FLORIO v. CROSS

Appellate Division of the Supreme Court of New York (1993)

Facts

Issue

Holding — Mahoney, J.

Rule

Reasoning

Deep Dive: How the Court Reached Its Decision

Court's Interpretation of UCC 3-606

The Appellate Division examined UCC 3-606, which provides a means for discharging a party from liability on a negotiable instrument when the holder makes an agreement without that party's consent. The court clarified that this provision applies specifically to parties who are in the position of a surety, which includes those with rights of recourse either on the instrument or outside of it. The court acknowledged that Schoonmaker, as a co-maker of the note, held a vested interest in the property and thus classified him as a nonaccommodation comaker. This classification indicated that while Schoonmaker bore personal liability for part of the debt, he also had rights to seek contribution from his co-maker, Cross. The court noted that UCC 3-606 was designed to protect the rights of sureties, but it was not limited to traditional sureties; it also encompassed those with rights of contribution or indemnification. Therefore, the court recognized that Schoonmaker could seek a discharge under UCC 3-606, contingent upon proving the existence of an agreement that suspended the enforcement of the note against Cross and that the plaintiff had knowledge of Schoonmaker’s rights of recourse.

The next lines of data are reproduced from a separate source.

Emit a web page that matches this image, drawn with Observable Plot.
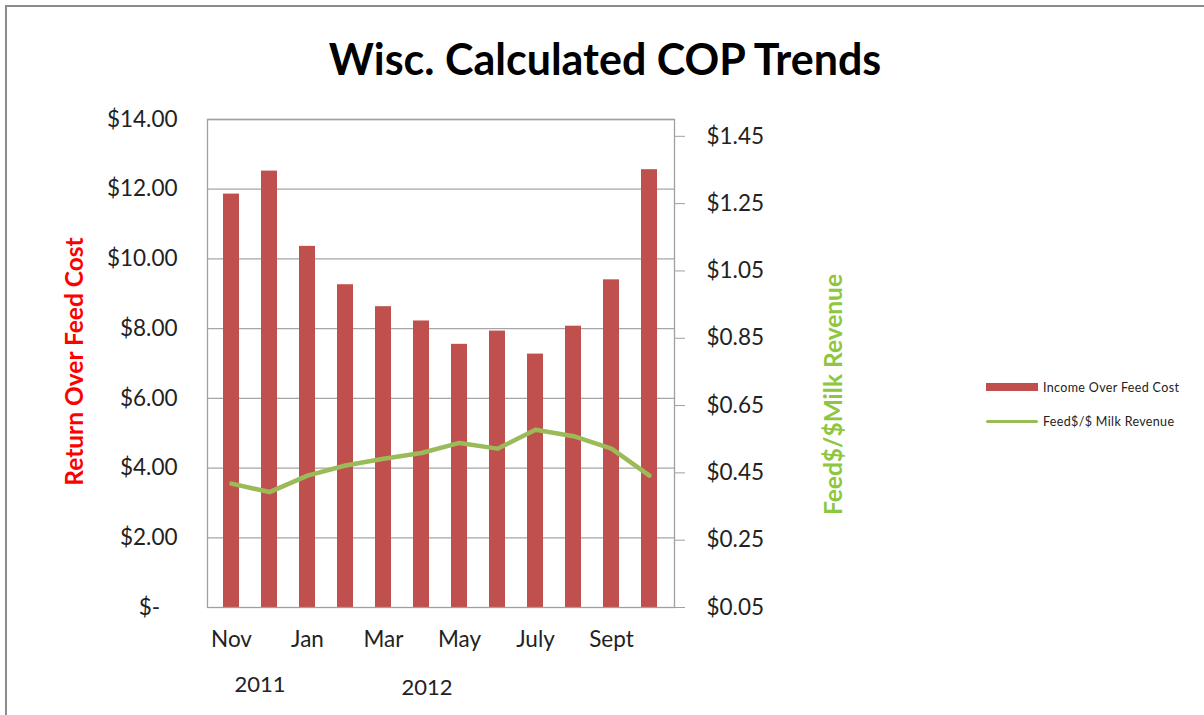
<!DOCTYPE html>
<html>
<head>
<meta charset="utf-8">
<script src="https://cdn.jsdelivr.net/npm/d3@7"></script>
<script src="https://cdn.jsdelivr.net/npm/@observablehq/plot@0.6"></script>
<style>
  html, body { margin: 0; padding: 0; background: #fff; }
  body { width: 1204px; height: 715px; position: relative; overflow: hidden; font-family: Lato, "Open Sans", sans-serif; }
  #chart { position: absolute; left: 0; top: 0; }
  .abs { position: absolute; white-space: nowrap; }
  #border { position: absolute; left: 5px; top: 5px; width: 1300px; height: 800px; border-top: 2px solid #8c8c8c; border-left: 2px solid #8c8c8c; }
  #title { left: 0; width: 1210px; top: 33px; text-align: center; font-size: 43px; font-weight: bold; color: #000; }
  .ylab { font-size: 24.5px; font-weight: bold; transform: rotate(-90deg); transform-origin: center center; text-align: center; }
  .year { font-size: 22px; color: #222; transform: translate(-50%, -50%); }
  .leg { font-size: 12.5px; letter-spacing: 0.35px; color: #222; transform: translateY(-50%); }
</style>
</head>
<body>
<div id="border"></div>
<div id="chart"></div>
<script>
// ---- data ----
const months = ["Nov", "Dec", "Jan", "Feb", "Mar", "Apr", "May", "Jun", "July", "Aug", "Sept", "Oct"];
const shownMonths = ["Nov", "Jan", "Mar", "May", "July", "Sept"];
const incomeOverFeedCost = [11.86, 12.52, 10.36, 9.26, 8.63, 8.22, 7.55, 7.93, 7.27, 8.07, 9.40, 12.56];
const feedPerMilkRevenue = [0.418, 0.393, 0.442, 0.472, 0.492, 0.509, 0.539, 0.522, 0.578, 0.559, 0.522, 0.442];
const leftTicks = [0, 2, 4, 6, 8, 10, 12, 14];
const leftTickLabels = ["$-\u00a0\u00a0\u00a0", "$2.00", "$4.00", "$6.00", "$8.00", "$10.00", "$12.00", "$14.00"];
const rightTicks = [0.05, 0.25, 0.45, 0.65, 0.85, 1.05, 1.25, 1.45];
const rightTickLabels = ["$0.05", "$0.25", "$0.45", "$0.65", "$0.85", "$1.05", "$1.25", "$1.45"];
const leftDomain = [0, 14];
const rightDomain = [0.05, 1.50];
const yearLabels = ["2011", "2012"];
const seriesNames = ["Income Over Feed Cost", "Feed$/$ Milk Revenue"];

// map right-axis values onto the left scale
const toLeft = v => leftDomain[0] + (v - rightDomain[0]) * (leftDomain[1] - leftDomain[0]) / (rightDomain[1] - rightDomain[0]);
const rightTicksMapped = rightTicks.map(toLeft);

const barData = months.map((m, i) => ({month: m, value: incomeOverFeedCost[i]}));
const lineData = months.map((m, i) => ({month: m, value: toLeft(feedPerMilkRevenue[i])}));

const chart = Plot.plot({
  width: 1204,
  height: 715,
  marginLeft: 207,
  marginRight: 530,
  marginTop: 119,
  marginBottom: 108,
  style: {fontFamily: "Lato, 'Open Sans', sans-serif", background: "transparent"},
  x: {type: "band", domain: months, paddingInner: 0.57, paddingOuter: 0.285, label: null},
  y: {domain: leftDomain, label: null},
  marks: [
    Plot.ruleY(leftTicks.slice(1), {stroke: "#a6a6a6", strokeWidth: 1.3}),
    Plot.barY(barData, {x: "month", y: "value", fill: "#c0504d"}),
    Plot.line(lineData, {x: "month", y: "value", stroke: "#9bbb59", strokeWidth: 4.5, strokeLinejoin: "round", strokeLinecap: "round"}),
    Plot.frame({stroke: "#a0a0a0", strokeWidth: 1.3}),
    Plot.axisY(leftTicks, {anchor: "left", tickSize: 0, tickPadding: 30, fontSize: 22.5, fill: "#222",
      tickFormat: d => leftTickLabels[leftTicks.indexOf(d)]}),
    Plot.axisY(rightTicksMapped, {anchor: "right", tickSize: 10, tickPadding: 22, fontSize: 22.5, fill: "#222", stroke: "#a0a0a0",
      tickFormat: d => rightTickLabels[rightTicksMapped.indexOf(d)]}),
    Plot.axisX(shownMonths, {anchor: "bottom", tickSize: 0, tickPadding: 24, fontSize: 22.5, fill: "#222"})
  ]
});
document.getElementById("chart").appendChild(chart);

// overlays: title, axis titles, year labels, legend
function addDiv(cls, text, styles) {
  const d = document.createElement("div");
  d.className = "abs " + cls;
  d.textContent = text;
  Object.assign(d.style, styles);
  document.body.appendChild(d);
  return d;
}
addDiv("", "Wisc. Calculated COP Trends", {}).id = "title";
addDiv("ylab", "Return Over Feed Cost", {left: (73 - 150) + "px", top: (363 - 16) + "px", width: "300px", color: "#ff0000"});
addDiv("ylab", "Feed$/$Milk Revenue", {left: (832 - 150) + "px", top: (396 - 16) + "px", width: "300px", color: "#8dc63f"});
addDiv("year", yearLabels[0], {left: "260px", top: "683px"});
addDiv("year", yearLabels[1], {left: "427px", top: "686px"});

// legend
const sw1 = document.createElement("div");
sw1.className = "abs";
Object.assign(sw1.style, {left: "986px", top: "383px", width: "52px", height: "8px", background: "#c0504d"});
document.body.appendChild(sw1);
const sw2 = document.createElement("div");
sw2.className = "abs";
Object.assign(sw2.style, {left: "986px", top: "419.5px", width: "52px", height: "3.5px", background: "#9bbb59", borderRadius: "2px"});
document.body.appendChild(sw2);
addDiv("leg", seriesNames[0], {left: "1043px", top: "387px"});
addDiv("leg", seriesNames[1], {left: "1043px", top: "421px"});
</script>
</body>
</html>
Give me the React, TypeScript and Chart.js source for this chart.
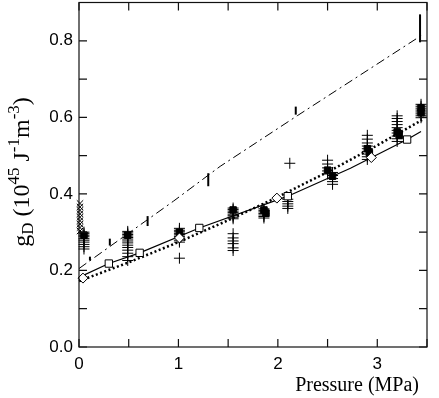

Schoonmaker's Status as a Nonaccommodation Comaker

The court analyzed Schoonmaker's claims, focusing on his status as a nonaccommodation comaker. Schoonmaker attempted to argue that he acted solely to accommodate Cross, suggesting that he should be viewed as an accommodation comaker, which would enhance his chances of a discharge under UCC 3-606. However, the court found this argument unconvincing, as Schoonmaker had a one-half ownership interest in the property conveyed by the plaintiff. The court emphasized that mere assertions of acting to accommodate another party were insufficient to shift the burden of proof. The record indicated that Schoonmaker was acting in a manner that was consistent with a vested interest in the transaction, thereby affirming his status as a nonaccommodation comaker. Consequently, the court concluded that Schoonmaker's liability was not entirely extinguished due to the agreement made between the plaintiff and Cross, as he retained certain obligations stemming from his dual role as both a principal debtor and a surety.

Agreement Between Plaintiff and Cross

The court closely examined the agreement purportedly made between the plaintiff and Cross, which sought to extend the payment timeline for the promissory note. It determined that the nature of this agreement fell within the purview of UCC 3-606, specifically addressing the suspension of the right to enforce the payment of the note. The evidence indicated that Cross had made partial payments and that there was a delay in the plaintiff's enforcement of the note, which lent credence to the existence of the oral agreement as asserted by Cross. The court reasoned that the plaintiff’s willingness to suspend enforcement of the note constituted a valid agreement under UCC 3-606, showing that the plaintiff had assented to modify the terms of the original note. Therefore, the court found that the first element required for Schoonmaker's potential discharge was satisfied by the existence of the agreement between the plaintiff and Cross regarding the payment terms.

Knowledge of Schoonmaker's Rights

The court then considered the second element necessary for Schoonmaker's discharge under UCC 3-606, which related to the plaintiff's knowledge of Schoonmaker’s rights of recourse. While the court acknowledged that the plaintiff was aware of Schoonmaker's contribution rights at the time of the agreement, it found no evidence that the plaintiff had knowledge of Schoonmaker’s subsequent indemnification rights acquired through his agreement with Cross. This lack of knowledge meant that Schoonmaker could not fully demonstrate the requisite awareness needed to establish a complete discharge from liability under UCC 3-606. As a result, Schoonmaker’s discharge was limited solely to his contribution rights, reflecting that he was only released from liability with respect to half of the principal balance of the note, while remaining responsible for the other half. This distinction was critical in determining the extent of Schoonmaker's liability following the agreement and the application of UCC 3-606.

Conclusion on Liabilities and Indemnification

Ultimately, the court ruled that Schoonmaker was partially discharged from liability under the promissory note, specifically for one half of the principal balance. However, it also determined that he remained liable for the remaining half of the debt. In recognition of Schoonmaker's right to indemnification, the court confirmed that he was entitled to seek judgment against Cross for the portion of the liability for which he was still responsible. The court clarified that the agreement made between the plaintiff and Cross did not need to be enforceable to qualify under UCC 3-606; it merely required a factual agreement that suspended enforcement rights. This ruling underscored the nuances in the application of UCC 3-606 and demonstrated how the interplay of rights among co-makers and the holder of a negotiable instrument can influence liability outcomes in contractual disputes.